4 comments
Honest answer: stopping the obsession with tools. At my last company we'd cycle through Salesforce configs every 18 months, everyone would get trained, adoption would tank. Now I'm more interested in *why* reps don't use something than finding the next shiny platform.
That said—for our team specifically, we moved from Outreach to Apollo about a year ago and kept our playbook simple. One sequence, 5 touches, manual follow-up based on intent signals. Conversion went up 30% because reps actually ran it.
But I'm curious about your team setup—are you asking because you're burning through tools right now, or because adoption keeps failing? That matters way more than which tool you pick.
Weekly audit log reviews. Sounds boring as hell, but at my last role we caught a rogue admin accessing customer data we didn't know existed. Saved us from a regulatory nightmare. Now I block 90 minutes every Friday morning—no exceptions. Pull the logs, flag anomalies, dig into anything weird. Found more than one honest mistake that way too. Boring beats getting blindsided.

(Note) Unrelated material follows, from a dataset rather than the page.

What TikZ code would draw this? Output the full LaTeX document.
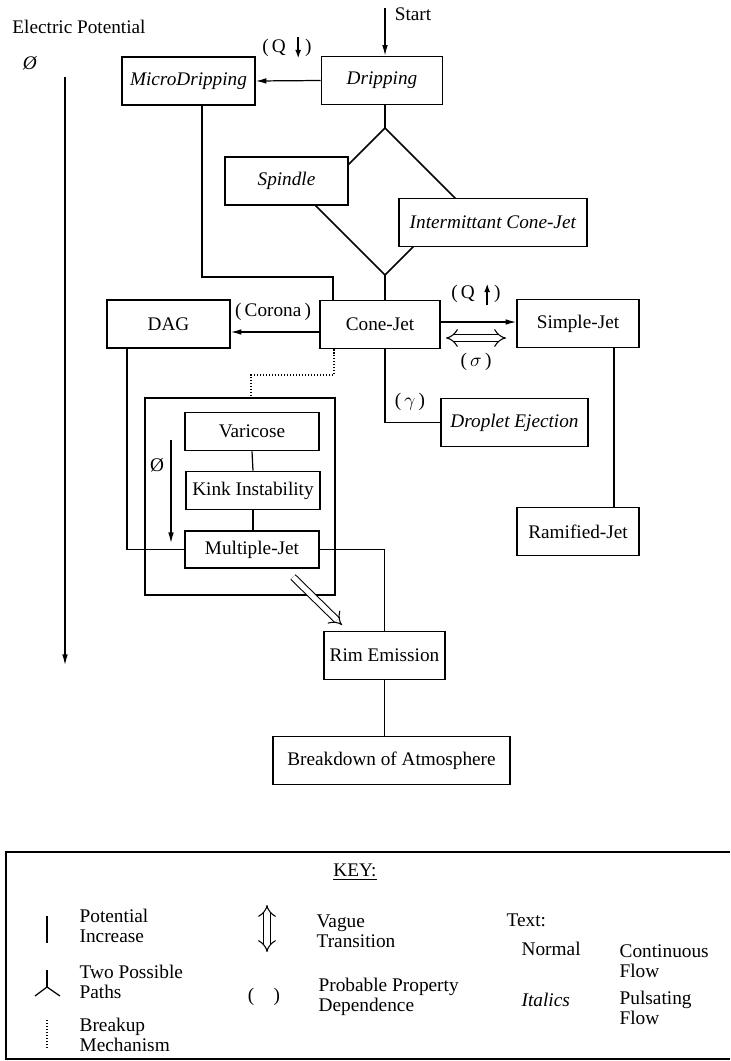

Weekly 1-on-1s with my engineering lead, no agenda. Sounds dumb but we stopped trying to cram product strategy into Slack and just talked for 30 minutes every Tuesday. Turns out half our friction was just misalignment on what we were even optimizing for. We'd been shipping features nobody wanted because nobody asked why.
Specific example: We were about to spend 2 sprints on a filtering system. In one of these chats he mentioned the real bottleneck was database queries timing out. We pivoted to caching instead. Shipped in a week, cut load times 40%.

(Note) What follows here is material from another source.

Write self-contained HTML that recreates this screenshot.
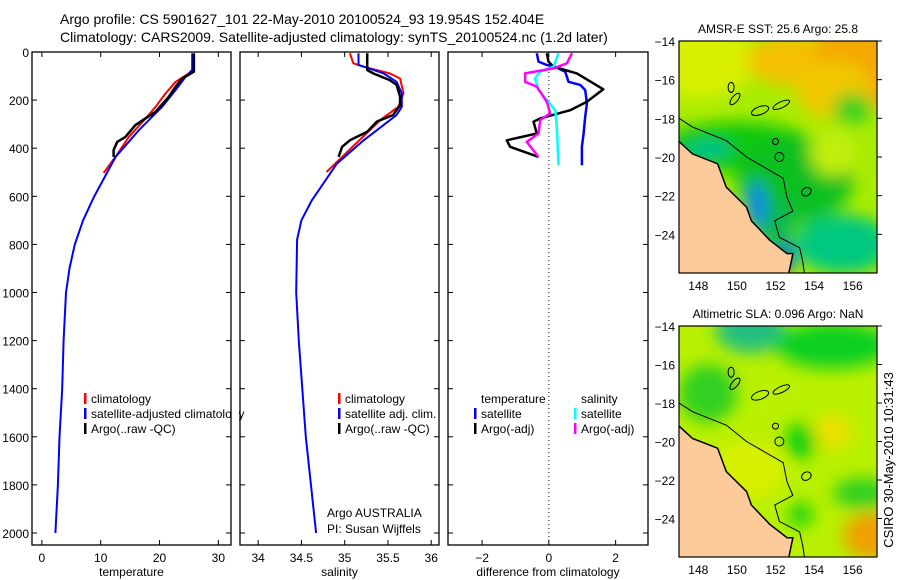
<!DOCTYPE html>
<html><head><meta charset="utf-8"><style>
html,body{margin:0;padding:0;background:#fff;}
svg{display:block;font-family:"Liberation Sans",sans-serif;}
</style></head><body>
<svg id="c" width="900" height="580" viewBox="0 0 900 580" xmlns="http://www.w3.org/2000/svg">
<defs>
<filter id="bl" x="-50%" y="-50%" width="200%" height="200%"><feGaussianBlur stdDeviation="8"/></filter>
<clipPath id="m1c"><rect x="679" y="41" width="198" height="232"/></clipPath>
<clipPath id="m2c"><rect x="679" y="326" width="198" height="231"/></clipPath>
</defs>
<text x="60" y="24" font-size="14">Argo profile: CS 5901627_101 22-May-2010 20100524_93 19.954S 152.404E</text>
<text x="60" y="42" font-size="14">Climatology: CARS2009. Satellite-adjusted climatology: synTS_20100524.nc (1.2d later)</text>
<g id="g"></g>
<text transform="translate(893,460) rotate(-90)" text-anchor="middle" font-size="13">CSIRO 30-May-2010 10:31:43</text>
</svg>
<script>
// ---- data ----
const depthTicks=[0,200,400,600,800,1000,1200,1400,1600,1800,2000];
const tempTicks=[0,10,20,30];
const salTicks=[34,34.5,35,35.5,36];
const diffTicks=[-2,0,2];
const tClimD=[75,89,124,172,228,269,353,436,503];
const tClimV=[25.56,25.0,22.74,21.04,19.34,17.9,14.8,12.5,10.5];
const tSatD=[5,75,103,158,228,269,325,436,603,700,800,900,1000,1200,1400,1600,1800,2000];
const tSatV=[25.56,25.56,24.44,22.74,20.46,18.76,16.5,12.53,8.84,7.0,5.6,4.7,4.1,3.7,3.45,3.0,2.72,2.3];
const tArgoD=[5,82,110,144,186,249,276,304,353,374,408,436];
const tArgoV=[25.85,25.85,23.86,22.74,21.6,19.3,17.6,15.9,14.2,12.8,12.2,12.2];
const sClimD=[5,47,61,89,110,172,228,283,499];
const sClimV=[35.06,35.10,35.22,35.52,35.64,35.68,35.62,35.41,34.79];
const sSatD=[5,54,61,89,124,172,228,262,367,464,617,700,780,1000,1200,1600,2000];
const sSatV=[35.16,35.16,35.22,35.45,35.60,35.66,35.66,35.60,35.22,34.91,34.62,34.5,34.45,34.44,34.47,34.55,34.67];
const sArgoD=[5,75,89,117,137,186,221,262,290,332,367,394,436];
const sArgoV=[35.26,35.26,35.33,35.52,35.60,35.64,35.64,35.56,35.37,35.26,35.06,34.97,34.93];
const dTSatD=[5,40,54,61,82,124,137,158,214,269,339,394,471];
const dTSatV=[-0.36,-0.31,-0.06,0.19,0.49,0.59,0.94,1.09,1.14,1.09,1.04,0.99,0.99];
const dTArgoD=[5,40,61,89,155,207,242,276,290,339,367,394,436];
const dTArgoV=[-0.06,-0.01,0.14,0.84,1.63,1.14,0.64,-0.26,-0.46,-0.36,-1.26,-1.16,-0.31];
const dSSatD=[5,61,82,110,158,200,242,311,471];
const dSSatV=[0.29,0.14,-0.26,-0.41,-0.31,-0.06,0.19,0.24,0.29];
const dSArgoD=[5,47,68,89,124,144,207,255,283,339,374,436];
const dSArgoV=[0.69,0.54,0.14,-0.71,-0.71,-0.36,-0.06,0.04,-0.26,-0.31,-0.66,-0.31];
const latTicks=[-14,-16,-18,-20,-22,-24];
const lonTicks=[148,150,152,154,156];

const NS="http://www.w3.org/2000/svg";
const G=document.getElementById('g');
function mk(t,a,p){const e=document.createElementNS(NS,t);for(const k in a)e.setAttribute(k,a[k]);(p||G).appendChild(e);return e;}
const PT=52,PB=545;
const yD=d=>PT+d*0.2405;
const panels=[
 {x0:32,x1:231,v0:-1.68,v1:32.15,ticks:tempTicks,label:'temperature',name:'temperature'},
 {x0:240,x1:439,v0:33.79,v1:36.09,ticks:salTicks,label:'salinity',name:'salinity'},
 {x0:448,x1:648,v0:-3.02,v1:2.97,ticks:diffTicks,label:'difference from climatology',name:'difference'}
];
panels.forEach(p=>{p.sx=v=>p.x0+(v-p.v0)/(p.v1-p.v0)*(p.x1-p.x0);});
panels.forEach((p,i)=>{
 let r=mk('rect',{x:p.x0,y:PT,width:p.x1-p.x0,height:PB-PT,fill:'none',stroke:'#000','stroke-width':1.3});
 
 
 depthTicks.forEach(d=>{
  const y=yD(d);
  mk('line',{x1:p.x0,x2:p.x0+5,y1:y,y2:y,stroke:'#000'});
  mk('line',{x1:p.x1,x2:p.x1-5,y1:y,y2:y,stroke:'#000'});
  if(i===0){const t=mk('text',{x:p.x0-3,y:y+5,'text-anchor':'end','font-size':12});t.textContent=d;
   
   }
 });
 p.ticks.forEach(v=>{
  const x=p.sx(v);
  mk('line',{x1:x,x2:x,y1:PB,y2:PB-5,stroke:'#000'});
  mk('line',{x1:x,x2:x,y1:PT,y2:PT+5,stroke:'#000'});
  const t=mk('text',{x:x,y:PB+17,'text-anchor':'middle','font-size':12});t.textContent=(v<0?'\u2212'+(-v):v);
  
  
 });
 const l=mk('text',{x:(p.x0+p.x1)/2,y:PB+31,'text-anchor':'middle','font-size':12});l.textContent=p.label;
 
 
});
function line(p,D,V,col,w,name){
 const pts=D.map((d,k)=>p.sx(V[k]).toFixed(1)+','+yD(d).toFixed(1)).join(' ');
 const e=mk('polyline',{points:pts,fill:'none',stroke:col,'stroke-width':w,'stroke-linejoin':'round'});
 
 
}
const [P1,P2,P3]=panels;
let z=mk('line',{x1:P3.sx(0),x2:P3.sx(0),y1:PT,y2:PB,stroke:'#000','stroke-dasharray':'1,3'});


line(P1,tClimD,tClimV,'#f00',2,'temp-climatology-line');
line(P1,tSatD,tSatV,'#00f',2,'temp-satellite-line');
line(P1,tArgoD,tArgoV,'#000',2.5,'temp-argo-line');
line(P2,sClimD,sClimV,'#f00',2,'sal-climatology-line');
line(P2,sSatD,sSatV,'#00f',2,'sal-satellite-line');
line(P2,sArgoD,sArgoV,'#000',2.5,'sal-argo-line');
line(P3,dTSatD,dTSatV,'#00f',2.5,'diff-temp-satellite-line');
line(P3,dTArgoD,dTArgoV,'#000',2.5,'diff-temp-argo-line');
line(P3,dSSatD,dSSatV,'#0ff',2.5,'diff-sal-satellite-line');
line(P3,dSArgoD,dSArgoV,'#f0f',2.5,'diff-sal-argo-line');
function leg(x,y,col,txt,name){
 if(col){mk('rect',{x:x,y:y-10,width:2.5,height:11,fill:col});}
 const t=mk('text',{x:x+7,y:y,'font-size':12});t.textContent=txt;
 
 
}
leg(84,403,'#f00','climatology','legend-climatology');
leg(84,418,'#00f','satellite-adjusted climatology','legend-satellite-adjusted');
leg(84,433,'#000','Argo(..raw -QC)','legend-argo');
leg(338,403,'#f00','climatology','legend-sal-climatology');
leg(338,418,'#00f','satellite adj. clim.','legend-sal-satellite');
leg(338,433,'#000','Argo(..raw -QC)','legend-sal-argo');
leg(474,403,null,'temperature','legend-temperature-header');
leg(474,418,'#00f','satellite','legend-temp-satellite');
leg(474,433,'#000','Argo(-adj)','legend-temp-argo');
leg(574,403,null,'salinity','legend-salinity-header');
leg(574,418,'#0ff','satellite','legend-sal-sat-diff');
leg(574,433,'#f0f','Argo(-adj)','legend-sal-argo-diff');
mk('rect',{x:232,y:405,width:7,height:16,fill:'#fff'});
let t1=mk('text',{x:327,y:517,'font-size':12});t1.textContent='Argo AUSTRALIA';

let t2=mk('text',{x:327,y:533,'font-size':12});t2.textContent='PI: Susan Wijffels';


// ---- maps ----
const coastLon=[147,147.7,149.0,149.45,150.5,150.75,151.7,152.6,152.9,152.65];
const coastLat=[-19.2,-19.84,-20.35,-21.56,-22.6,-23.3,-24.3,-25.0,-25.0,-26.2];
const shelfLon=[147,147.7,149.45,150.5,152.4,152.6,152.9,151.96,152.2,153.25,153.4,153.5];
const shelfLat=[-18.0,-18.45,-19.15,-20.0,-21.1,-22.1,-22.8,-23.3,-24.15,-24.7,-25.35,-26];
function map(top,bottom,title,clip,blobs,base,name){
 const L=679,R=877;
 const mx=lon=>L+(lon-147)*19.3, my=lat=>top+(-14-lat)*(bottom-top)/12;
 const g=mk('g',{'clip-path':'url(#'+clip+')'});
 
 
 mk('rect',{x:L,y:top,width:R-L,height:bottom-top,fill:base},g);
 const bg=mk('g',{filter:'url(#bl)'},g);
 blobs.forEach(b=>mk('ellipse',{cx:mx(b[0]),cy:my(b[1]),rx:b[2]*19.3,ry:b[3]*19.3,fill:b[4]},bg));
 const cpts=coastLon.map((l,k)=>mx(l)+','+my(coastLat[k])).join(' ');
 mk('polygon',{points:cpts+' '+(L-5)+','+(bottom+10)+' '+(L-5)+','+my(-19.2),fill:'#fccb99'},g);
 mk('polyline',{points:cpts,fill:'none',stroke:'#000','stroke-width':1.5},g);
 mk('polyline',{points:shelfLon.map((l,k)=>mx(l)+','+my(shelfLat[k])).join(' '),fill:'none',stroke:'#000','stroke-width':1},g);
 [[152.2,-20.0,4.5],[152.0,-19.2,3]].forEach(c=>mk('circle',{cx:mx(c[0]),cy:my(c[1]),r:c[2],fill:'none',stroke:'#000'},g));
 [[151.2,-17.6,9,4,-20],[149.9,-17.0,7,3,-50],[152.3,-17.3,9,3,-25],[149.7,-16.4,3,5,0],[153.6,-21.8,5,4,-30]].forEach(e=>{
  mk('ellipse',{cx:mx(e[0]),cy:my(e[1]),rx:e[2],ry:e[3],transform:'rotate('+e[4]+' '+mx(e[0])+' '+my(e[1])+')',fill:'none',stroke:'#000'},g);
 });
 mk('rect',{x:L,y:top,width:R-L,height:bottom-top,fill:'none',stroke:'#000','stroke-width':1.2});
 latTicks.forEach(v=>{const y=my(v);mk('line',{x1:R,x2:R+5,y1:y,y2:y,stroke:'#000'});
  const t=mk('text',{x:L-4,y:y+5,'text-anchor':'end','font-size':12});t.textContent='\u2212'+(-v);
  });
 lonTicks.forEach(v=>{const x=mx(v);
  const t=mk('text',{x:x,y:bottom+17,'text-anchor':'middle','font-size':12});t.textContent=v;
  });
 const tt=mk('text',{x:(L+R)/2,y:top-8,'text-anchor':'middle','font-size':12});tt.textContent=title;
 
}
map(41,273,'AMSR-E SST: 25.6 Argo: 25.8','m1c',[
 [148,-15,3,2,'#d8f000'],[153,-15,2.5,1.3,'#f5c000'],[156.5,-15,2.5,2.5,'#f5a800'],[155,-16.5,2,1.5,'#f0c800'],
 [150,-19.5,4,1.3,'#10c810'],[153,-21.2,3,2.2,'#10c020'],[155,-19.8,1.2,1.2,'#c0ee10'],[156,-17.5,1,0.8,'#40d020'],
 [155.5,-24.5,2.5,1.5,'#00c880'],[152,-23.5,1,1.3,'#10b850'],[151,-22.5,0.5,1.2,'#1080f0'],[152.5,-25.2,0.5,0.7,'#0050e0'],
 [148.5,-19.6,1.2,0.35,'#00c0a0']
],'#a8ec00','sst');
map(326,557,'Altimetric SLA: 0.096 Argo: NaN','m2c',[
 [150.7,-14.6,1,0.8,'#0090ff'],[150.7,-14.2,1.8,1.2,'#20c080'],[155,-15,3,1.2,'#10d020'],[148.5,-17.5,1.5,1.5,'#30d020'],
 [153.3,-20,0.8,0.9,'#10d010'],[153.3,-23.8,0.6,0.6,'#10d010'],[156.5,-22.7,1.5,0.8,'#30d020'],
 [157,-24.9,1.5,1.2,'#f0a000'],[155,-19.5,1,0.8,'#f0e000'],[150.5,-21.5,2,1.5,'#d8f000']
],'#b8f000','sla');
</script>
</body></html>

I track it because I used to spend 20+ hours weekly in meetings trying to get alignment. Now it's 2 hours of actual conversation. The meetings still happen but they're way shorter because we're not discovering problems in real time anymore.
Automating our secret scanning in the CI/CD pipeline with Snyk — caught 47 exposed API keys in the first week that would've been a nightmare to rotate manually, plus it killed the whole "security review bottleneck" thing we had going.